"Let us be companions in the quest that never ceases—the inquiry into who we are and why we are here. We remind each other of our inner truths and support each other in living our beauty. What a rare experience! To feel equally empowered to hold the circle, to question the process, to be held as vital and sacred by the others."
~From Wisdom Circles by Charles Garfield, Cindy Spring and Sedonia Cahill
Invariably when I tell someone that I've been meeting in a circle with the same people for more than three decades, they ask, "How can I have that in my life?" They are infected by my enthusiasm and are eager to hear my stories of the many ways circle has supported and changed my life for the better. Often, people who are new to this energetic feel overwhelmed about how to start a circle of their own. Taking those first steps are the biggest steps. But in truth, they are really baby steps. I find it is always the best to go for what is close to you.
1. Make the commitment to yourself and write it down
2. Put out the call
3. Be consistent
Step One: Set forth a clear intention.
Years ago I learned from Rev. Mary Manin Morrissey that everything is born twice. First it is born in the imagination and then it is manifested into the world. In the beginning one must be very clear about the intention of starting a circle. You will not know all the details, but you need to be clear in the overall intention of meeting regularly and grow into what I call, "friends of the heart." Instead of saying, "Having a circle in my life is a good idea."or "Yes, I'm going to create a circle in my life," say, "It's as good as done, I'm going to make it so no matter what." This is the kind of initiating energy you must create.
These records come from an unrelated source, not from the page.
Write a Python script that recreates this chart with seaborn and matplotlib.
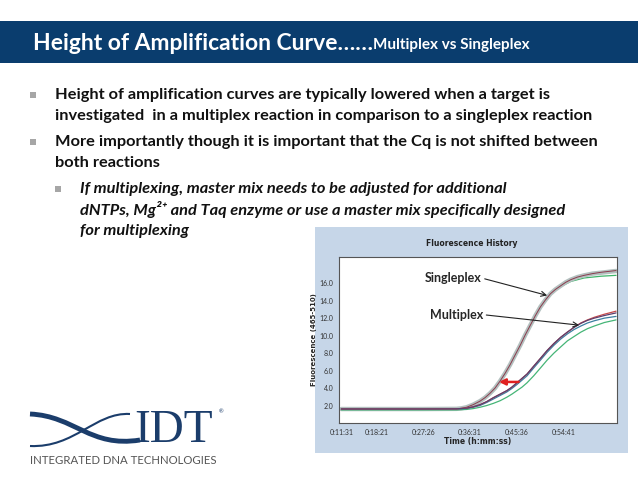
import numpy as np
import pandas as pd
import seaborn as sns
import matplotlib.pyplot as plt
from matplotlib.patches import Rectangle, PathPatch
from matplotlib.path import Path

# time in seconds, fluorescence
t_single = [691, 1101, 1646, 2034, 2093, 2152, 2230, 2309, 2368, 2426, 2485, 2544, 2603, 2662, 2720,
            2779, 2838, 2897, 2956, 3015, 3074, 3132, 3191, 3250, 3309, 3368, 3446, 3525, 3623, 3721, 3897]
single_gray = [1.6, 1.6, 1.6, 1.62, 1.68, 1.8, 2.1, 2.5, 2.9, 3.4, 4.0, 4.8, 5.7, 6.7, 7.8,
               8.9, 10.1, 11.2, 12.3, 13.3, 14.1, 14.8, 15.3, 15.7, 16.1, 16.4, 16.7, 16.9, 17.1, 17.2, 17.4]
single_red = [1.6, 1.6, 1.6, 1.62, 1.68, 1.8, 2.1, 2.5, 2.9, 3.4, 4.0, 4.8, 5.7, 6.7, 7.8,
              8.9, 10.1, 11.2, 12.3, 13.3, 14.1, 14.8, 15.3, 15.7, 16.1, 16.4, 16.7, 16.9, 17.1, 17.25, 17.45]
single_green = [1.5, 1.5, 1.5, 1.55, 1.62, 1.75, 2.05, 2.4, 2.8, 3.3, 3.9, 4.7, 5.6, 6.6, 7.7,
                8.8, 10.0, 11.1, 12.2, 13.2, 14.0, 14.7, 15.2, 15.6, 15.9, 16.2, 16.4, 16.6, 16.7, 16.8, 16.9]

t_multi = [691, 1101, 1646, 2034, 2152, 2230, 2309, 2388, 2466, 2544, 2622, 2681, 2740, 2799, 2858, 2936,
           3015, 3093, 3172, 3250, 3329, 3407, 3486, 3564, 3643, 3760, 3897]
multi_purple = [1.6, 1.6, 1.6, 1.62, 1.7, 1.85, 2.1, 2.45, 2.9, 3.3, 3.7, 4.1, 4.6, 5.1, 5.6, 6.5,
                7.4, 8.3, 9.1, 9.8, 10.4, 10.95, 11.4, 11.75, 12.0, 12.3, 12.6]
multi_red = [1.6, 1.6, 1.6, 1.62, 1.7, 1.85, 2.1, 2.45, 2.9, 3.3, 3.7, 4.1, 4.6, 5.1, 5.6, 6.5,
             7.4, 8.3, 9.1, 9.8, 10.4, 10.95, 11.45, 11.8, 12.1, 12.45, 12.8]
multi_teal = [1.6, 1.6, 1.6, 1.6, 1.66, 1.8, 2.0, 2.35, 2.75, 3.15, 3.55, 3.95, 4.4, 4.9, 5.4, 6.3,
              7.2, 8.1, 8.9, 9.6, 10.2, 10.7, 11.1, 11.45, 11.7, 12.0, 12.2]
multi_green = [1.5, 1.5, 1.5, 1.5, 1.55, 1.65, 1.8, 2.0, 2.25, 2.55, 2.95, 3.3, 3.7, 4.1, 4.6, 5.4,
               6.3, 7.2, 8.0, 8.7, 9.4, 9.9, 10.4, 10.8, 11.1, 11.5, 11.8]

x_ticks = [691, 1101, 1646, 2191, 2736, 3281]
x_labels = ["0:11:31", "0:18:21", "0:27:26", "0:36:31", "0:45:36", "0:54:41"]
y_ticks = [2, 4, 6, 8, 10, 12, 14, 16]

curves = [
    ("single_green", t_single, single_green, "#3fb56b", 0.9),
    ("single_gray", t_single, single_gray, "#b3c0bf", 3.2),
    ("single_red", t_single, single_red, "#8a3b4c", 0.7),
    ("multi_green", t_multi, multi_green, "#45b577", 0.9),
    ("multi_teal", t_multi, multi_teal, "#3b7fa0", 0.9),
    ("multi_red", t_multi, multi_red, "#c84a4a", 0.9),
    ("multi_purple", t_multi, multi_purple, "#5b3f6e", 0.9),
]

sns.set_style("white")
plt.rcParams['font.family'] = ['Lato', 'DejaVu Sans']

fig = plt.figure(figsize=(6.38, 4.78), dpi=100)
W, H = 638, 478

def fx(x):
    return x / W

def fy(y):
    return 1 - y / H

def box(x0, y0, x1, y1, color):
    fig.patches.append(Rectangle((fx(x0), fy(y1)), (x1 - x0) / W, (y1 - y0) / H,
                                 transform=fig.transFigure, facecolor=color,
                                 edgecolor="none", zorder=-5))

# title bar
box(0, 21, 638, 63, "#0a3d6e")
fig.text(fx(33), fy(43), "Height of Amplification Curve……", color="white",
         fontsize=16.5, fontweight="bold", va="center")
fig.text(fx(373), fy(45), "Multiplex vs Singleplex", color="white",
         fontsize=11, fontweight="bold", va="center")

# bullets
bullet_lines = [
    (55, 95, "Height of amplification curves are typically lowered when a target is", "normal"),
    (55, 116, "investigated  in a multiplex reaction in comparison to a singleplex reaction", "normal"),
    (55, 142, "More importantly though it is important that the Cq is not shifted between", "normal"),
    (55, 163, "both reactions", "normal"),
    (80, 189, "If multiplexing, master mix needs to be adjusted for additional", "italic"),
    (80, 210, "dNTPs, Mg²⁺ and Taq enzyme or use a master mix specifically designed", "italic"),
    (80, 231, "for multiplexing", "italic"),
]
for x, y, s, st in bullet_lines:
    fig.text(fx(x), fy(y), s, fontsize=11.8, fontweight="bold", style=st,
             color="#111111", va="center")
for x, y in [(33, 95), (33, 142), (58, 189)]:
    box(x - 3, y - 3, x + 3, y + 3, "#a6a6a6")

# chart panel background
box(315, 227, 628, 453, "#c6d6e8")
fig.text(fx(472), fy(243), "Fluorescence History", fontsize=5.5, fontweight="bold",
         ha="center", va="center", color="#222222", family="DejaVu Sans")

ax = fig.add_axes([fx(339), fy(423), (617 - 339) / W, (423 - 257) / H])
ax.set_zorder(2)
ax.set_facecolor("white")
for name, t, v, c, lw in curves:
    df = pd.DataFrame({"time": t, "fluor": v})
    sns.lineplot(data=df, x="time", y="fluor", ax=ax, color=c, linewidth=lw)

ax.set_xlim(664, 3908)
ax.set_ylim(0, 19)
ax.set_xticks(x_ticks)
ax.set_xticklabels(x_labels)
ax.set_yticks(y_ticks)
ax.set_yticklabels([f"{v:.1f}" for v in y_ticks])
ax.tick_params(labelsize=5, colors="#333333", length=2, pad=2)
ax.set_xlabel("Time (h:mm:ss)", fontsize=5.5, fontweight="bold", labelpad=1,
              family="DejaVu Sans")
ax.set_ylabel("Fluorescence (465-510)", fontsize=5, fontweight="bold", labelpad=2,
              family="DejaVu Sans")
for sp in ax.spines.values():
    sp.set_color("#555555")
    sp.set_linewidth(0.8)

# annotations
ax.annotate("Singleplex", xy=(3093, 14.6), xytext=(1995, 16.6), fontsize=9,
            fontweight="bold", ha="center", va="center",
            arrowprops=dict(arrowstyle="->", color="#222222", lw=0.8,
                            shrinkA=0, shrinkB=0, relpos=(1, 0.5)))
ax.annotate("Multiplex", xy=(3466, 11.2), xytext=(2034, 12.4), fontsize=9,
            fontweight="bold", ha="center", va="center",
            arrowprops=dict(arrowstyle="->", color="#222222", lw=0.8,
                            shrinkA=0, shrinkB=0, relpos=(1, 0.5)))
ax.annotate("", xy=(2531, 4.7), xytext=(2760, 4.7),
            arrowprops=dict(arrowstyle="-|>", color="#e02020", lw=1.8,
                            mutation_scale=9, shrinkA=0, shrinkB=0))

# IDT logo
navy = "#1b3d6b"
helix1 = Path([(fx(30), fy(414)), (fx(75), fy(416)), (fx(90), fy(448)), (fx(140), fy(440))],
              [Path.MOVETO, Path.CURVE4, Path.CURVE4, Path.CURVE4])
helix2 = Path([(fx(30), fy(446)), (fx(75), fy(448)), (fx(95), fy(412)), (fx(130), fy(414))],
              [Path.MOVETO, Path.CURVE4, Path.CURVE4, Path.CURVE4])
fig.patches.append(PathPatch(helix1, transform=fig.transFigure, facecolor="none",
                             edgecolor=navy, lw=3.5))
fig.patches.append(PathPatch(helix2, transform=fig.transFigure, facecolor="none",
                             edgecolor=navy, lw=1.5))
fig.text(fx(134), fy(431), "IDT", fontsize=34, color=navy, va="center",
         family="Liberation Serif")
fig.text(fx(219), fy(412), "®", fontsize=4, color=navy, va="center")
fig.text(fx(30), fy(460), "INTEGRATED DNA TECHNOLOGIES", fontsize=8.2,
         color="#555555", va="center")

fig.savefig("out.png", dpi=100)
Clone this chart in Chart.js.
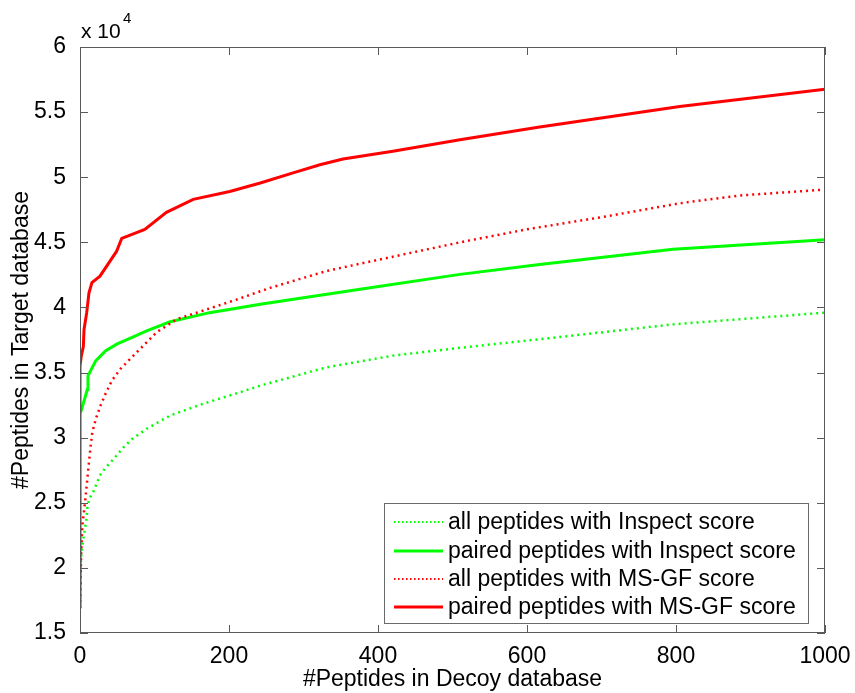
<!DOCTYPE html>
<html>
<head>
<meta charset="utf-8">
<script src="https://cdn.jsdelivr.net/npm/chart.js@4.4.1/dist/chart.umd.min.js"></script>
<style>
  html, body { margin: 0; padding: 0; background: #fff; }
  #wrap { width: 855px; height: 693px; }
</style>
</head>
<body>
<div id="wrap"><canvas id="myChart" width="855" height="693"></canvas></div>
<script>
// tick labels
const xTickVals = [0, 200, 400, 600, 800, 1000];
const yTickVals = [15000, 20000, 25000, 30000, 35000, 40000, 45000, 50000, 55000, 60000];

// all peptides with Inspect score (green dotted)
const inspectAllX = [0, 2, 4.5, 6.7, 9, 10, 13.4, 18.8, 23, 27.8, 34.5, 45.6, 59, 70, 90, 121, 165, 210, 242, 331, 420, 510, 617, 796, 1000];
const inspectAllY = [19500, 21200, 22250, 23000, 23900, 24800, 25400, 25950, 26600, 27200, 27700, 28400, 29300, 29900, 30700, 31700, 32600, 33400, 34000, 35400, 36300, 36900, 37560, 38700, 39600];

// paired peptides with Inspect score (green solid)
const inspectPairX = [0, 1.8, 9.8, 10.7, 21, 34.5, 50, 70, 89.5, 121, 174, 242, 376, 510, 617, 796, 1000];
const inspectPairY = [31900, 32100, 33700, 34750, 35900, 36670, 37200, 37700, 38200, 38900, 39600, 40250, 41400, 42540, 43300, 44460, 45200];

// all peptides with MS-GF score (red dotted)
const msgfAllX = [0, 1.5, 3, 6.7, 12, 14.4, 16.5, 21, 27.8, 34.5, 43, 54.6, 70, 103, 130, 210, 255, 331, 420, 510, 600, 707, 805, 886, 1000];
const msgfAllY = [16900, 21000, 23200, 25000, 28100, 29400, 30400, 31400, 32500, 33400, 34400, 35300, 36200, 38100, 39100, 40600, 41500, 42800, 43900, 45000, 46000, 47000, 48000, 48600, 49050];

// paired peptides with MS-GF score (red solid)
const msgfPairX = [0, 0, 1.8, 4.5, 5.4, 9, 12, 16, 26.8, 49, 56, 87, 116, 152, 201, 242, 286, 322, 353, 420, 510, 617, 805, 1000];
const msgfPairY = [16900, 35500, 36300, 37000, 38300, 39600, 41100, 41900, 42400, 44300, 45300, 46000, 47300, 48300, 48900, 49560, 50330, 50960, 51400, 52000, 52880, 53850, 55430, 56760];

const seriesNames = [
  'all peptides with Inspect score',
  'paired peptides with Inspect score',
  'all peptides with MS-GF score',
  'paired peptides with MS-GF score'
];

function pts(xs, ys) {
  return xs.map((x, i) => ({ x: x, y: ys[i] }));
}

const FONT = "'Liberation Sans', Arial, sans-serif";

const frameAndLegend = {
  id: 'frameAndLegend',
  afterDraw(chart) {
    const ctx = chart.ctx;
    const a = chart.chartArea;
    const xs = chart.scales.x, ys = chart.scales.y;
    ctx.save();
    ctx.strokeStyle = '#5a5a5a';
    ctx.lineWidth = 1;
    ctx.strokeRect(a.left + 0.5, a.top + 0.5, a.right - a.left - 1, a.bottom - a.top - 1);
    const tl = 8;
    ctx.beginPath();
    xTickVals.forEach(v => {
      const px = Math.round(xs.getPixelForValue(v)) + 0.5;
      ctx.moveTo(px, a.bottom); ctx.lineTo(px, a.bottom - tl);
      ctx.moveTo(px, a.top); ctx.lineTo(px, a.top + tl);
    });
    yTickVals.forEach(v => {
      const py = Math.round(ys.getPixelForValue(v)) + 0.5;
      ctx.moveTo(a.left, py); ctx.lineTo(a.left + tl, py);
      ctx.moveTo(a.right, py); ctx.lineTo(a.right - tl, py);
    });
    ctx.stroke();

    // exponent label
    ctx.fillStyle = '#000';
    ctx.textBaseline = 'alphabetic';
    ctx.textAlign = 'left';
    ctx.font = '21px ' + FONT;
    ctx.fillText('x 10', a.left + 1, a.top - 9);
    ctx.font = '15px ' + FONT;
    ctx.fillText('4', a.left + 43, a.top - 24);

    // legend
    const bx = 384, by = 503, bw = 424, bh = 120;
    ctx.fillStyle = '#fff';
    ctx.fillRect(bx, by, bw, bh);
    ctx.strokeStyle = '#6a6a6a';
    ctx.strokeRect(bx + 0.5, by + 0.5, bw, bh);
    const rows = [522, 551, 579, 607];
    chart.data.datasets.forEach((ds, i) => {
      const y = rows[i];
      ctx.beginPath();
      ctx.strokeStyle = ds.borderColor;
      ctx.lineWidth = ds.borderDash.length ? 2 : 3;
      ctx.setLineDash(ds.borderDash.length ? [1.5, 2.5] : []);
      ctx.moveTo(394, y); ctx.lineTo(443, y);
      ctx.stroke();
      ctx.setLineDash([]);
      ctx.fillStyle = '#000';
      ctx.font = '23px ' + FONT;
      ctx.textBaseline = 'middle';
      ctx.fillText(ds.label, 448, y + 1);
    });
    ctx.restore();
  }
};

let myChart = document.getElementById('myChart').getContext('2d');

let peptideChart = new Chart(myChart, {
  type: 'line',
  data: {
    datasets: [
      { label: seriesNames[0], data: pts(inspectAllX, inspectAllY), borderColor: '#00ff00', borderWidth: 2.5, borderDash: [2, 4], order: 4 },
      { label: seriesNames[1], data: pts(inspectPairX, inspectPairY), borderColor: '#00ff00', borderWidth: 3, borderDash: [], order: 3 },
      { label: seriesNames[2], data: pts(msgfAllX, msgfAllY), borderColor: '#ff0000', borderWidth: 2.5, borderDash: [2, 4], order: 2 },
      { label: seriesNames[3], data: pts(msgfPairX, msgfPairY), borderColor: '#ff0000', borderWidth: 3, borderDash: [], order: 1 }
    ]
  },
  options: {
    responsive: false,
    animation: false,
    layout: { padding: { left: 0, top: 47, right: 30, bottom: 0 } },
    elements: { point: { radius: 0 }, line: { tension: 0, fill: false } },
    plugins: { legend: { display: false }, tooltip: { enabled: false } },
    scales: {
      x: {
        type: 'linear', min: 0, max: 1000,
        grid: { display: false }, border: { display: false },
        afterBuildTicks: s => { s.ticks = xTickVals.map(v => ({ value: v })); },
        ticks: { color: '#000', padding: 2, maxRotation: 0, font: { family: FONT, size: 23 }, callback: v => String(v) },
        title: { display: true, text: '#Peptides in Decoy database', color: '#000', padding: { top: 0, bottom: 0 }, font: { family: FONT, size: 23 } },
        afterFit: s => { s.height = 60; }
      },
      y: {
        type: 'linear', min: 15000, max: 60000,
        grid: { display: false }, border: { display: false },
        afterBuildTicks: s => { s.ticks = yTickVals.map(v => ({ value: v })); },
        ticks: { color: '#000', padding: 6, font: { family: FONT, size: 23 }, callback: v => String(v / 10000) },
        title: { display: true, text: '#Peptides in Target database', color: '#000', padding: { top: 8, bottom: 0 }, font: { family: FONT, size: 23 } },
        afterFit: s => { s.width = 80; }
      }
    }
  },
  plugins: [frameAndLegend]
});
</script>
</body>
</html>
It isn't hard work; it is having a powerful expectation that your life will be well served for you to meet regularly with others who are willing to be in their fullness and authenticity. Write it down! This anchors it into the world of manifestation.
Step Two: Put out the call.
After you have made the inner commitment you need to put up your sail and catch the wind, tune into other people who want to travel this breeze with you. It doesn't take a lot of people to begin with. In fact one or two others will be fine. There is no complex magic about it. Talk to a friend about this idea. You may feel awkward at first because you haven't done it; be assured that there is a field of energy holding you. As humans we have been circling since the dawn of history. Check out books and web resources that describe what sitting in circle is all about. If people turn you down to begin with, do not be discouraged. Trust that the perfect people will begin to show up. Remember even two people can make a circle. It is my experience that if two people meet on a regular basis, using circle principles, it acts as an attractor for others.
Step Three: Meet on a consistent basis.
Put your circle time in your calendar as an important event. Keep this commitment to yourself, just as you would a doctor's or dental appointment. Show up even if you are the only one. When someone wants to make an appointment with you and you look in your calendar and see that it will conflict with your circle time, say, "No, I'm sorry, I can't make it at that time, can you select another time?" There will be times when you feel too tired to go. Go anyway. Push through. Afterwards, you'll be truly delighted you went. As you respect this sacred time, it will respect you and bring you many gifts. Being sporadic in your meeting time will create a leaky container. Meeting consistently builds a powerful and vitalizing bond.